Cortesi Gallery is pleased to announce the opening of the exhibition Ugo Mulas – Pietro Consagra – Arnaldo Pomodoro, curated by Alberto Salvadori, at the gallery’s Milan venue. The exhibition represents the third chapter in the collaboration between the gallery and the curator—an ongoing research project dedicated to the relationships and dialogues that shaped the Italian art scene in the postwar period. The exhibition has been realised with the support of the Archivio Ugo Mulas, which has made the artist’s photographs available to the gallery.
The artistic trajectory and close personal relationship that united these three central figures of the twentieth century form the core of the project. Ugo Mulas shared with Pietro Consagra and Arnaldo Pomodoro a deep affinity of intentions and visions regarding life and art. Their relationship, grounded in continuous intellectual and human proximity, developed within a context in which the boundary between artistic experience and everyday life was constantly traversed.
Mulas met Consagra in Venice in 1960, on the occasion of the Biennale, when the sculptor was awarded the International Grand Prize for Sculpture. From that moment on, their partnership continued uninterrupted, giving rise to moments of intense reflection and mutual understanding. Arnaldo Pomodoro has been a constant presence in the life and work of the photographer since 1959, with whom he maintains an ongoing collaboration and uninterrupted dialogue. As Mulas himself recalled: “There is one artist I have worked with more than any other: Arnaldo Pomodoro […] and for twelve years I have photographed all his sculptures. Every time he has something ready, he calls me, and I go.”
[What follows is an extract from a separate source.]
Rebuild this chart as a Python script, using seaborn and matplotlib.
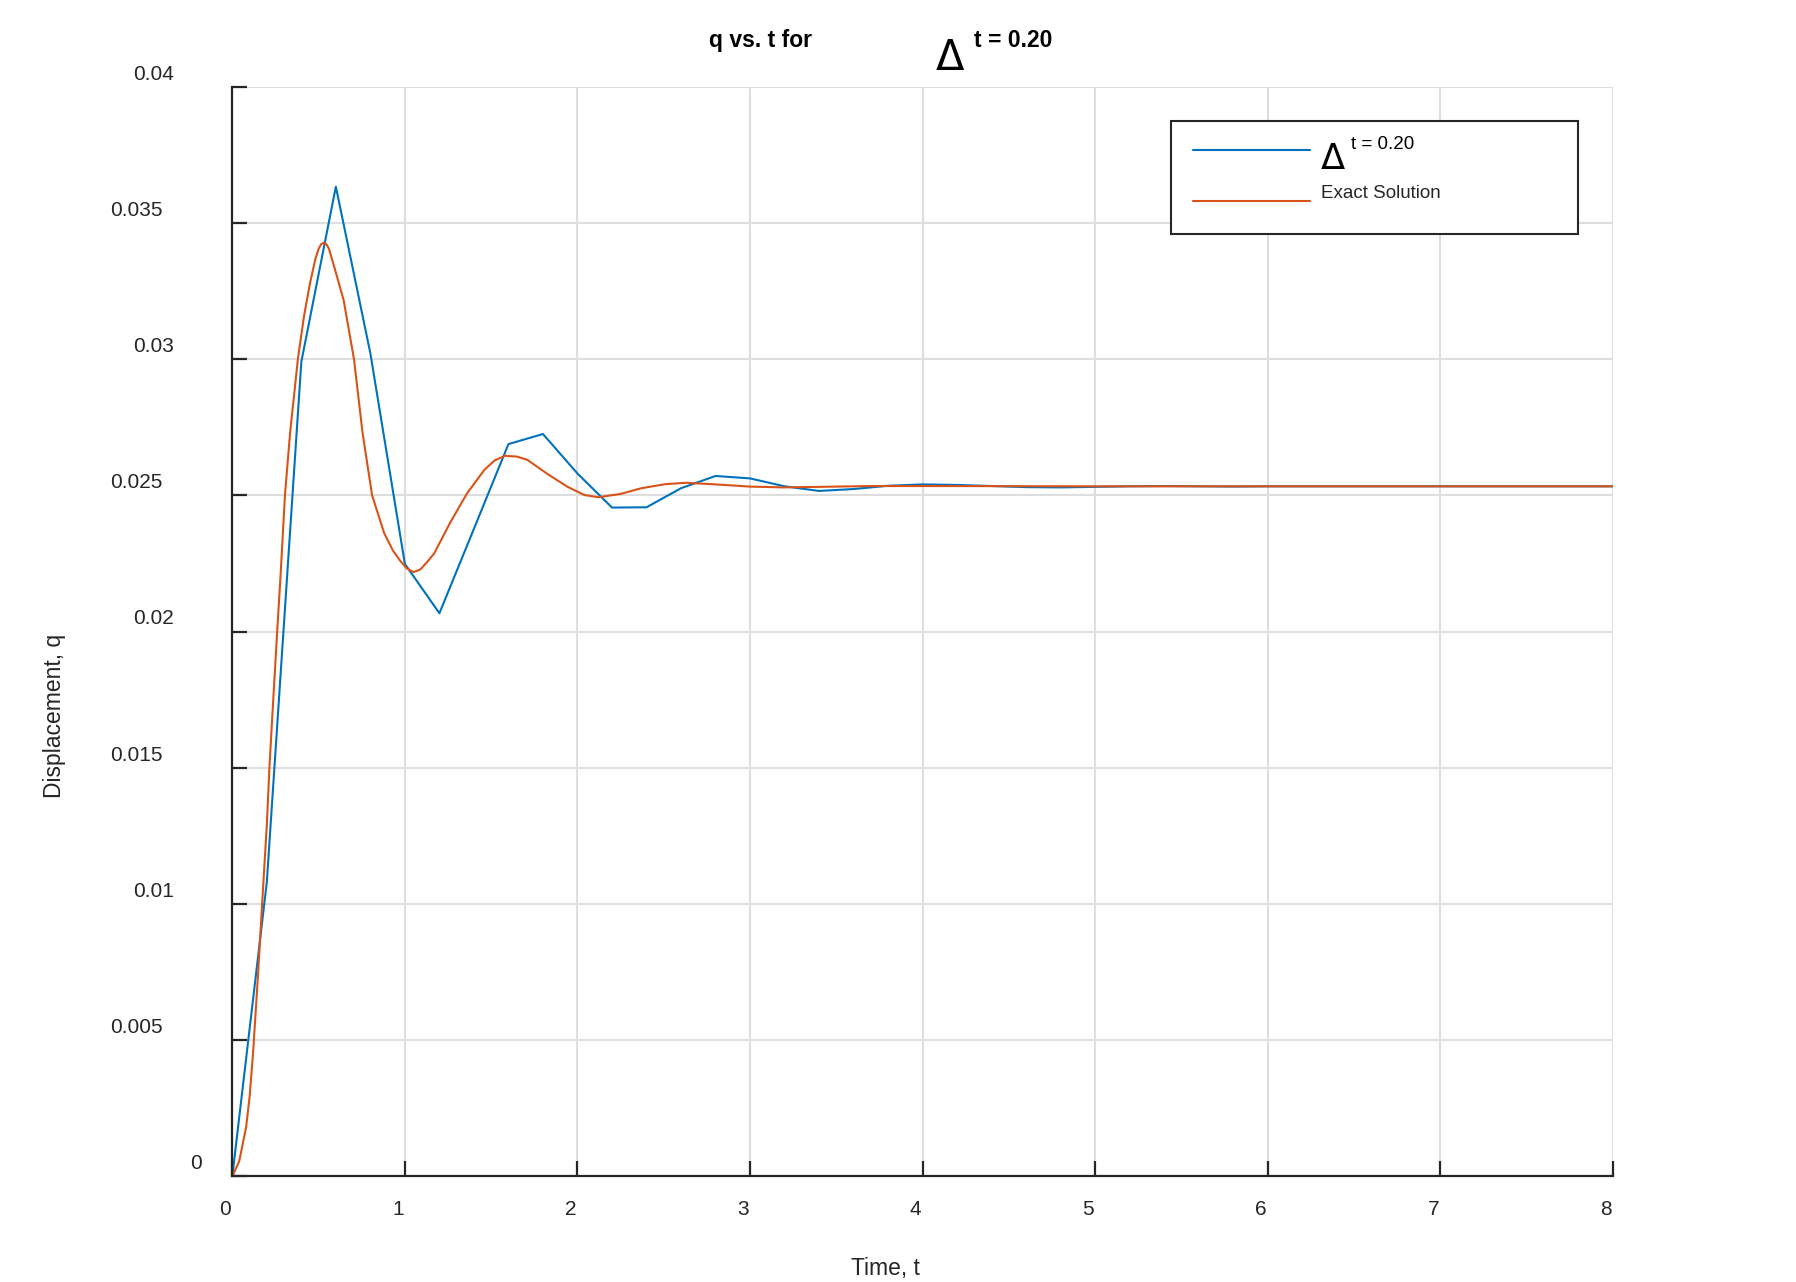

The exhibition may appear to be a dialogue between two sculptors and a photographer; in reality, it is something more: a necessarily condensed account of a shared intimacy. The photographs convey the depth of knowledge and familiarity that bound the three protagonists, taking on an additional autobiographical dimension. This is neither art photography in the traditional sense nor mere documentation: what emerges is a true reciprocal exchange, each within their own role.
Mulas’s photography takes shape as a critical act, free from any dogmatic position. In this case, engaging in critique means entering the work, knowing how to read it, assimilate it, and return it—going beyond the surface of the visible. His work stems from a deep desire to understand and share the creative process, making manifest what normally remains invisible: the artist’s gesture, the time of the work, its becoming. Mulas is drawn to the process—both interior and material—that renders the work visible. For him, photographing art means entering the very act of artistic making, capturing and conveying it. His images construct a kind of chronicle, both processual and synchronic, of the elements that compose the work, anticipating reflections that would become central from the late 1960s onward, such as those concerning the relationship between artwork, space, and experience.
Consagra and Pomodoro were fundamental interlocutors in the development of this research, contributing to the definition of what Mulas called the “right photograph”: not the “beautiful” photograph, but the necessary, essential one—capable of conveying the work through a process of understanding filtered by shared culture and experience.
The exhibition path brings together a selection of photographs by Ugo Mulas in relation to works by Pietro Consagra and Arnaldo Pomodoro. The images do not merely represent the sculptures but explore their structure, their relationship with space, and their environmental dimension—understood not as a simple container, but as a place transformed by the very presence of the work.
Years later, it is clear that the relationship between Mulas and the artists was grounded in a form of mutual intellectual support, an ongoing conversation aimed at achieving the most rigorous result possible, free from compromise. This three-way dialogue also reflects a historical and cultural context in which artists, photographers, and critics shared experiences, ideas, and visions: a world in which life and art coincided.
The works on display constitute an intense and focused testimony to this shared path, conveying the sense of a common experience that runs through the 1960s.
In addition to the Archivio Ugo Mulas, thanks are extended to the Archivio Pietro Consagra and the Fondazione Arnaldo Pomodoro for their valuable support.